Direnv is a tool to automate your shell to automatically load and unload environment variables on-the-fly, on a per-project (per-directory) basis.

Preliminaries: Is it worth it?

Questions I like to ask myself before deciding whether to invest my time into learning and potentially adopting a foreign tool are the following:

Is it popular and stable enough? Is it abandonware?

Popularity

Popularity is relative, it doesn’t need to be worthy of the Hacker News frontpage nor Hotness on Reddit, but it needs to be widely available in popular Linux distributions and/or package managers, one install command away from my development environment.

Repology is a good proxy for popularity.
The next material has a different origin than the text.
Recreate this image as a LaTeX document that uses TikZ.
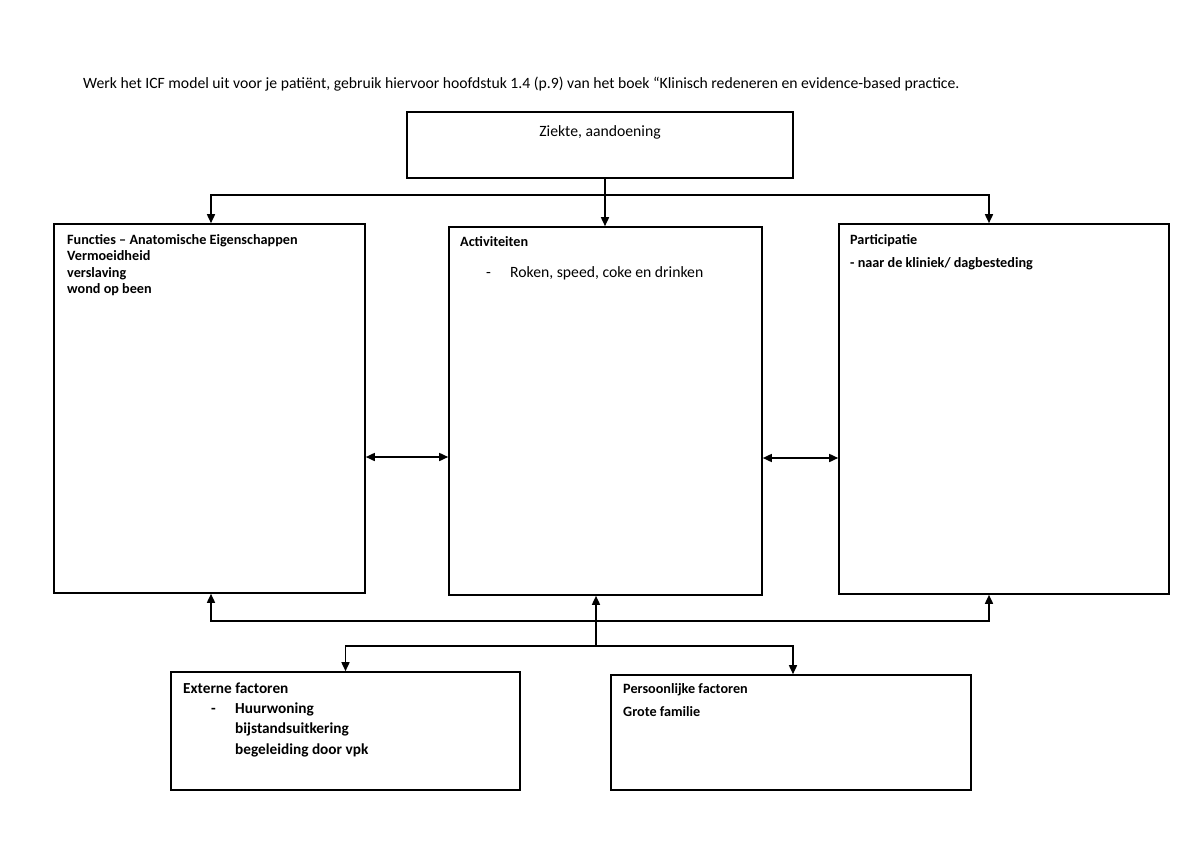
\documentclass[tikz,border=0pt]{standalone}
\usepackage{fontspec}
\setmainfont{Carlito}
\usetikzlibrary{arrows.meta}
\tikzset{
  box/.style={draw, line width=1.6pt, rectangle, inner sep=0pt},
  conn/.style={line width=1.6pt},
  arr/.style={conn, -{Triangle[length=9pt,width=8pt]}},
  darr/.style={conn, {Triangle[length=9pt,width=8pt]}-{Triangle[length=9pt,width=8pt]}},
  lbl/.style={inner sep=0pt, anchor=base west, font=\fontsize{15.7}{18}\selectfont},
  blbl/.style={lbl, font=\fontsize{14.2}{16}\selectfont\bfseries},
  elbl/.style={lbl, font=\fontsize{15.3}{18}\selectfont\bfseries},
}
\begin{document}
\begin{tikzpicture}[x=1pt,y=-1pt]
\useasboundingbox[fill=white] (0,0) rectangle (1200,849);

% title
\node[lbl] (title) at (83,88.5) {Werk het ICF model uit voor je patiënt, gebruik hiervoor hoofdstuk 1.4 (p.9) van het boek “Klinisch redeneren en evidence-based practice.};

% boxes
\node[box, minimum width=386pt, minimum height=66pt] (top) at (600,145) {};
\node[box, minimum width=311pt, minimum height=369pt] (func) at (209.5,408.5) {};
\node[box, minimum width=313pt, minimum height=368pt] (act) at (605.5,411) {};
\node[box, minimum width=330pt, minimum height=370pt] (part) at (1004,409) {};
\node[box, minimum width=349pt, minimum height=118pt] (ext) at (345.5,731) {};
\node[box, minimum width=360pt, minimum height=115pt] (pers) at (791,732.5) {};

% texts
\node[lbl, anchor=base] (ttop) at (600,136) {Ziekte, aandoening};

\node[blbl] (f1) at (67,244) {Functies – Anatomische Eigenschappen};
\node[blbl] (f2) at (67,260.5) {Vermoeidheid};
\node[blbl] (f3) at (67,277) {verslaving};
\node[blbl] (f4) at (67,293.5) {wond op been};

\node[blbl] (a1) at (460,246) {Activiteiten};
\node[lbl] (a2d) at (486,277.5) {-};
\node[lbl] (a2) at (510,277.5) {Roken, speed, coke en drinken};

\node[blbl] (p1) at (850,244) {Participatie};
\node[blbl] (p2) at (850,267) {- naar de kliniek/ dagbesteding};

\node[elbl] (e1) at (183,693) {Externe factoren};
\node[elbl] (e2d) at (211,713) {-};
\node[elbl] (e2) at (235,713) {Huurwoning};
\node[elbl] (e3) at (235,733.5) {bijstandsuitkering};
\node[elbl] (e4) at (235,754) {begeleiding door vpk};

\node[blbl] (s1) at (623,693) {Persoonlijke factoren};
\node[blbl] (s2) at (623,716) {Grote familie};

% top connectors
\coordinate (j1) at (605,195);
\draw[conn] (top.south -| j1) -- (j1);
\draw[arr] (j1) -- (act.north -| j1);
\draw[arr] (j1) -| ([xshift=1.5pt]func.north);
\draw[arr] (j1) -| ([xshift=-15pt]part.north);

% side double arrows
\draw[darr] (func.east |- 0,457) -- (act.west |- 0,457);
\draw[darr] (act.east |- 0,458) -- (part.west |- 0,458);

% bottom connectors
\coordinate (j2) at (596,621);
\coordinate (j3) at (596,646);
\draw[arr] (j2) -| ([xshift=1.5pt]func.south);
\draw[arr] (j2) -| ([xshift=-15pt]part.south);
\draw[arr] (j3) -- (act.south -| j3);
\draw[arr] (j3) -| (ext.north);
\draw[arr] (j3) -| ([xshift=2pt]pers.north);
\end{tikzpicture}
\end{document}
Looking at direnv therein, it’s available for Alpine, Arch, Debian, Fedora, FreeBSD, HomeBrew, Nix, OpenBSD, Ubuntu…that’s more than enough, we can safely conclude direnv is widely popular.

The main takeaway we want to confirm is whether the project isn’t too niche and/or an one-man show. Seeing signs of a small-ish community and/or occasional contributions from external users/developers helps build confidence and give credibility to the project.

Stability and Abandonware

Stability is easier to define than popularity and can often be determined just by taking a quick glance at the github (or whichever other forge it’s hosted in) page of the project.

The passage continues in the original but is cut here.